Dès les premières pages, j’ai été happée par le style, sec, coupant, qui traduisait d’emblée la violence du propos. Une violence feutrée, sans coups portés, avec même des sourires et l’assentiment général, mais une violence terrible, sans doute d’autant plus douloureuse qu’elle se pare des voiles de la respectabilité, faisant passer la victime pour coupable. Une mise à mort symbolique qui se joue entre deux êtres, avec la bénédiction de ceux qui incarnent l’autorité. Une forme de piège lent et insidieux se refermant sur un individu pour l’étouffer mentalement, le réduire à l’impuissance, le priver de ses facultés de raisonner, l’amener à craindre la moindre de ses paroles, même la plus anodine, qui pourrait se retourner contre lui. Prendre l’ascendant sur cette personne et instiller dans son esprit qu’elle n’est pas là pour réfléchir, mais obéir et s’incliner. Lui faire oublier que le travail a un sens, négliger qu’il est une forme d’organisation collective pour ne plus devenir qu’une somme d’individualités réduites à effectuer les tâches qui leur sont dévolues sans jamais s’interroger sur ce qu’elles font.
Un chef de service, Samuel Tison, est retrouvé mort sous un pont, battu à mort. Dans les locaux de la police, l’inspecteur Kerrelec interroge Alice Delcourt, qu’une lettre anonyme désigne comme la coupable de ce meurtre : elle a subi le harcèlement de cet homme et a fini par démissionner de son entreprise...
Jour après jour, elle raconte son histoire. Sa parole se libère et elle peut enfin dire l’enchaînement des événements, l’incompréhension, l’isolement, la perte des repères, la perte de confiance - en les autres et en elle-même.
Stéphanie Chaillou déroule tout le fil de ce qui se joue dans cette confrontation entre deux êtres. Elle pénètre au cœur des processus mentaux, elle dit combien au-delà de ce qui se passe entre ces deux personnes, quelque chose de beaucoup plus profond et sans doute de beaucoup plus grave advient : une inversion des valeurs, lorsque la loyauté, la qualité du travail, l’expérience, ne sont plus reconnues ; lorsque l’espace du travail est en perpétuelle recomposition, que l’on ne peut plus s’appuyer sur rien ni sur personne et qu’il se réduit à un leurre où chacun essaie de satisfaire ses ambitions personnelles en flattant sa hiérarchie ; elle dit l’incompréhension et l’effroi devant cette volonté de réduire l’autre à néant, elle dit la nécessité désespérée de renouer avec la raison et, plus encore, avec la conscience d’une humanité partagée.

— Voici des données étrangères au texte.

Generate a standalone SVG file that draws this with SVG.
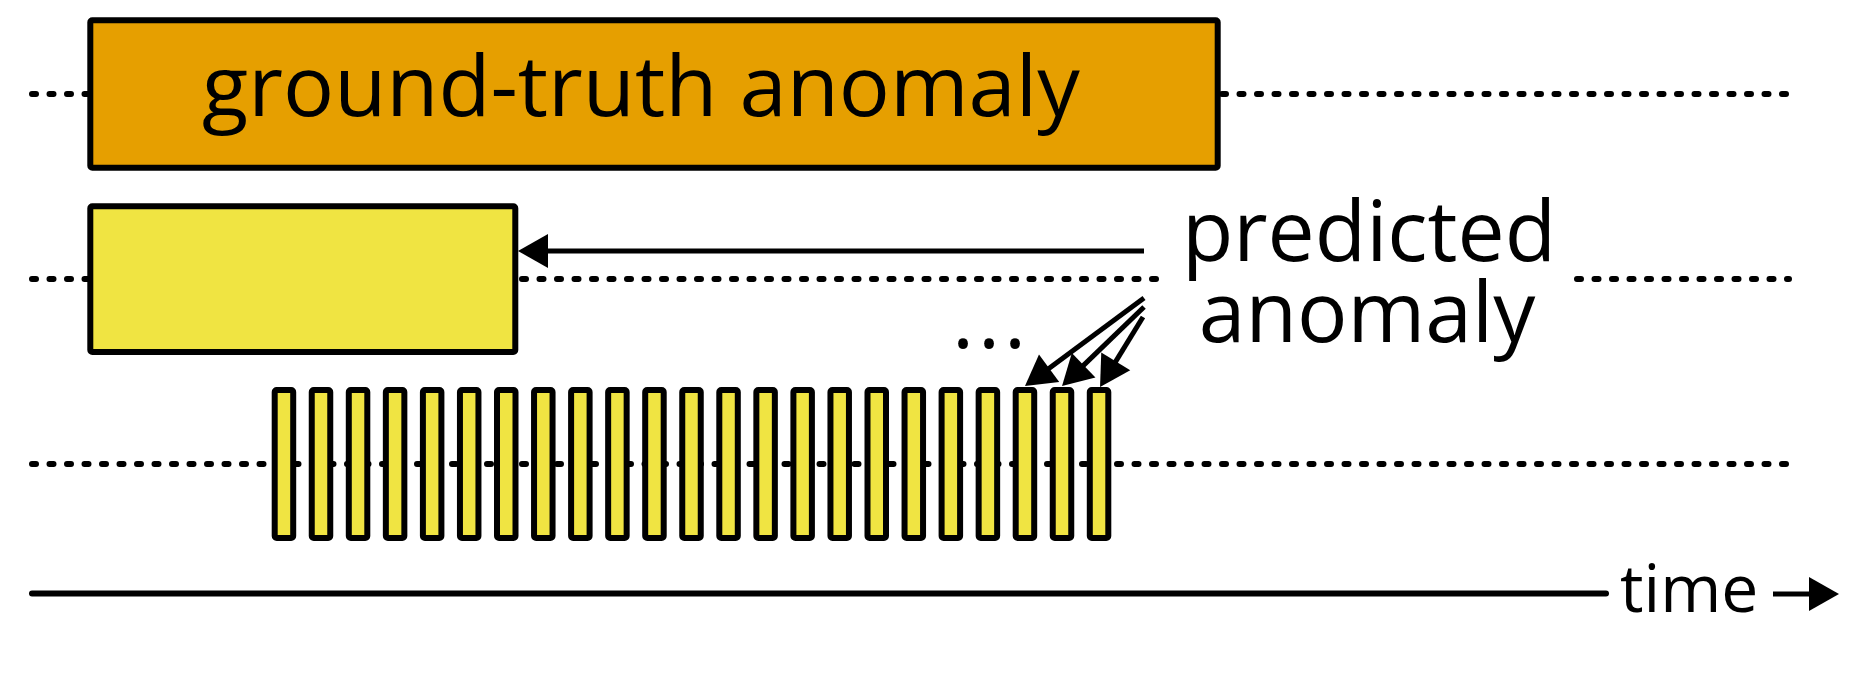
<svg xmlns="http://www.w3.org/2000/svg" width="1864" height="696" viewBox="0 0 1864 696">
<style>
.dot{fill:none;stroke:#000;stroke-width:6;stroke-linecap:round;stroke-dasharray:4 13.5}
.box{stroke:#000;stroke-width:6;stroke-linejoin:round}
.gt{fill:#E69F00}
.pr{fill:#F0E442}
.arr{fill:none;stroke:#000;stroke-width:5}
.lbl{font-family:"Open Sans","Noto Sans",sans-serif;fill:#000}
</style>
<defs>
<marker id="head" markerUnits="userSpaceOnUse" markerWidth="30" markerHeight="34" viewBox="0 0 30 34" refX="2" refY="17" orient="auto" overflow="visible">
<path d="M0,0 L30,17 L0,34 z" fill="#000"/>
</marker>
</defs>
<g id="timelines">
<line class="dot" x1="32" y1="94" x2="1789" y2="94"/>
<line class="dot" x1="32" y1="279" x2="1162" y2="279"/>
<line class="dot" x1="1577" y1="279" x2="1789" y2="279"/>
<line class="dot" x1="32" y1="464" x2="1789" y2="464"/>
</g>
<g id="ground-truth">
<rect class="box gt" x="90.3" y="20.3" width="1127.4" height="147.4" rx="2"/>
<text class="lbl" x="641" y="116" font-size="85" text-anchor="middle">ground-truth anomaly</text>
</g>
<g id="predicted-long">
<rect class="box pr" x="90.3" y="206.3" width="425" height="145.7" rx="2"/>
</g>
<g id="predicted-short">
<rect class="box pr" x="274.7" y="390" width="18.5" height="148" rx="2"/>
<rect class="box pr" x="311.75" y="390" width="18.5" height="148" rx="2"/>
<rect class="box pr" x="348.8" y="390" width="18.5" height="148" rx="2"/>
<rect class="box pr" x="385.85" y="390" width="18.5" height="148" rx="2"/>
<rect class="box pr" x="422.9" y="390" width="18.5" height="148" rx="2"/>
<rect class="box pr" x="459.95" y="390" width="18.5" height="148" rx="2"/>
<rect class="box pr" x="497" y="390" width="18.5" height="148" rx="2"/>
<rect class="box pr" x="534.05" y="390" width="18.5" height="148" rx="2"/>
<rect class="box pr" x="571.1" y="390" width="18.5" height="148" rx="2"/>
<rect class="box pr" x="608.15" y="390" width="18.5" height="148" rx="2"/>
<rect class="box pr" x="645.2" y="390" width="18.5" height="148" rx="2"/>
<rect class="box pr" x="682.25" y="390" width="18.5" height="148" rx="2"/>
<rect class="box pr" x="719.3" y="390" width="18.5" height="148" rx="2"/>
<rect class="box pr" x="756.35" y="390" width="18.5" height="148" rx="2"/>
<rect class="box pr" x="793.4" y="390" width="18.5" height="148" rx="2"/>
<rect class="box pr" x="830.45" y="390" width="18.5" height="148" rx="2"/>
<rect class="box pr" x="867.5" y="390" width="18.5" height="148" rx="2"/>
<rect class="box pr" x="904.55" y="390" width="18.5" height="148" rx="2"/>
<rect class="box pr" x="941.6" y="390" width="18.5" height="148" rx="2"/>
<rect class="box pr" x="978.65" y="390" width="18.5" height="148" rx="2"/>
<rect class="box pr" x="1015.7" y="390" width="18.5" height="148" rx="2"/>
<rect class="box pr" x="1052.75" y="390" width="18.5" height="148" rx="2"/>
<rect class="box pr" x="1089.8" y="390" width="18.5" height="148" rx="2"/>
</g>
<g id="predicted-label">
<text class="lbl" x="1369" y="261" font-size="84" text-anchor="middle">predicted</text>
<text class="lbl" x="1367" y="342" font-size="84" text-anchor="middle">anomaly</text>
</g>
<g id="ellipsis">
<text class="lbl" x="991" y="348" font-size="84" text-anchor="middle" letter-spacing="4">...</text>
</g>
<g id="connectors">
<line class="arr" x1="1144" y1="251" x2="546" y2="251" marker-end="url(#head)"/>
<line class="arr" x1="1144" y1="298" x2="1047.5" y2="369.4" marker-end="url(#head)"/>
<line class="arr" x1="1144" y1="307" x2="1082.2" y2="366.6" marker-end="url(#head)"/>
<line class="arr" x1="1143" y1="317" x2="1114.7" y2="363.1" marker-end="url(#head)"/>
</g>
<g id="time-axis">
<line x1="32" y1="593.5" x2="1606" y2="593.5" stroke="#000" stroke-width="6" stroke-linecap="round"/>
<text class="lbl" x="1620" y="612" font-size="66">time</text>
<line class="arr" x1="1773" y1="594" x2="1811" y2="594" marker-end="url(#head)"/>
</g>
</svg>
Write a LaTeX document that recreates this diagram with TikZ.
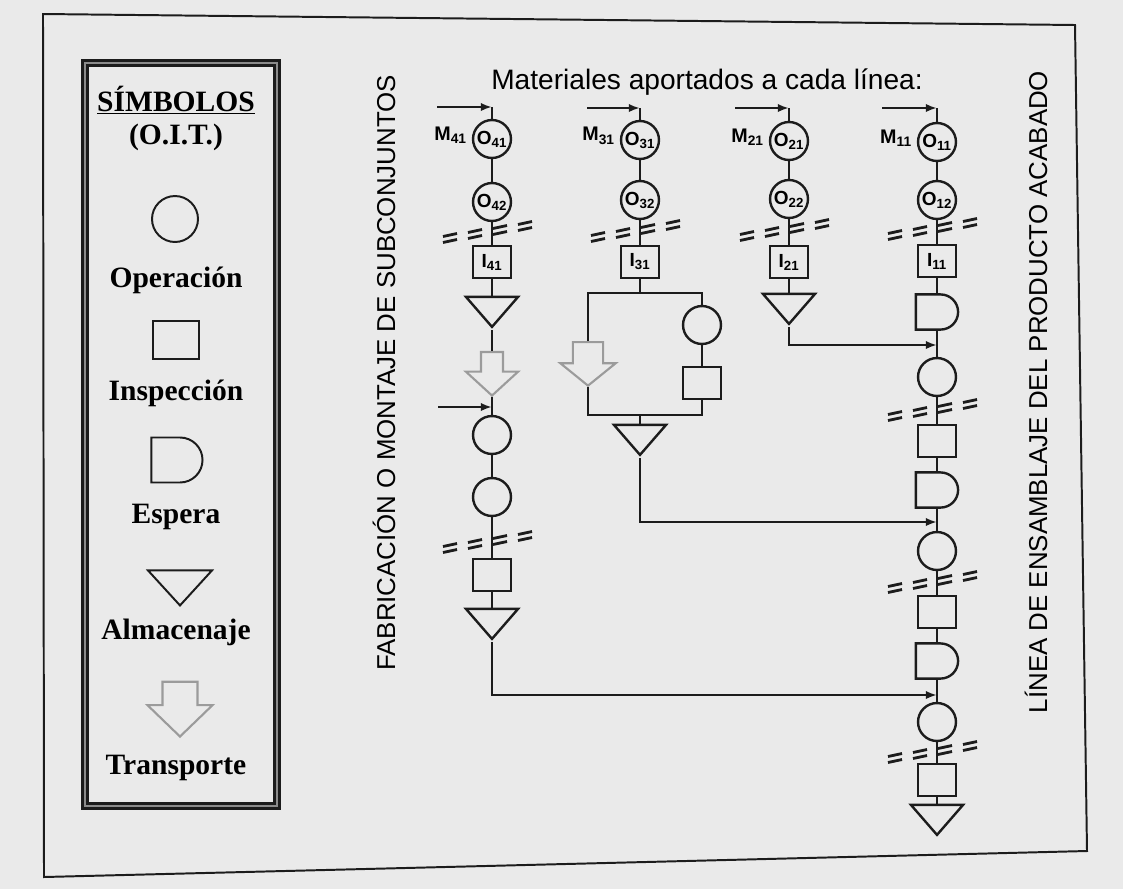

Puis vient l’heure du renoncement à se battre, lorsque le seul objectif n’est plus que de conserver son intégrité mentale. Elle dit la manière dont tout finit par devenir animal. Le moment où on ne cherche plus les mots, où le rationnel n’a plus sa place, mais où l’on réagit de manière instinctive, où l’on ne cherche plus qu’à se protéger de l’agression. Le moment aussi, parfois, où le sentiment de révolte prend le dessus sur la peur. Le moment où la seule chose que l’on réclame à tout prix, c’est la réparation, et de voir enfin tomber les masques.
Ce qui, hélas, ne vient généralement pas, ou trop rarement. Combien de chefs de service se complaisent aujourd’hui dans de tels agissements, sans qu’ils soient jamais remis en question ? Combien de dépressions, combien de salariés quittant leur entreprise ou leur poste sans que leur bourreau soit inquiété ? Sans parler des cas les plus graves où certains ne voient plus d’autre issue que celle de se donner la mort ? Pourquoi ? Au nom de quoi ? Qu’est-ce qui justifie de tels actes ? Comment peut-on fermer les yeux ?
Autant de questions que notre société devrait légitimement et sérieusement se poser pour en finir avec la souffrance au travail, ce mal intolérable qui la ronge.
Nombre de dirigeants d’entreprises et de responsables de ressources humaines seraient bien inspirés de lire ce roman d’une grande justesse. Peut-être permettrait-il une première prise de conscience. A tout le moins constitue-t-il l’occasion de lire un texte d’une rare intensité.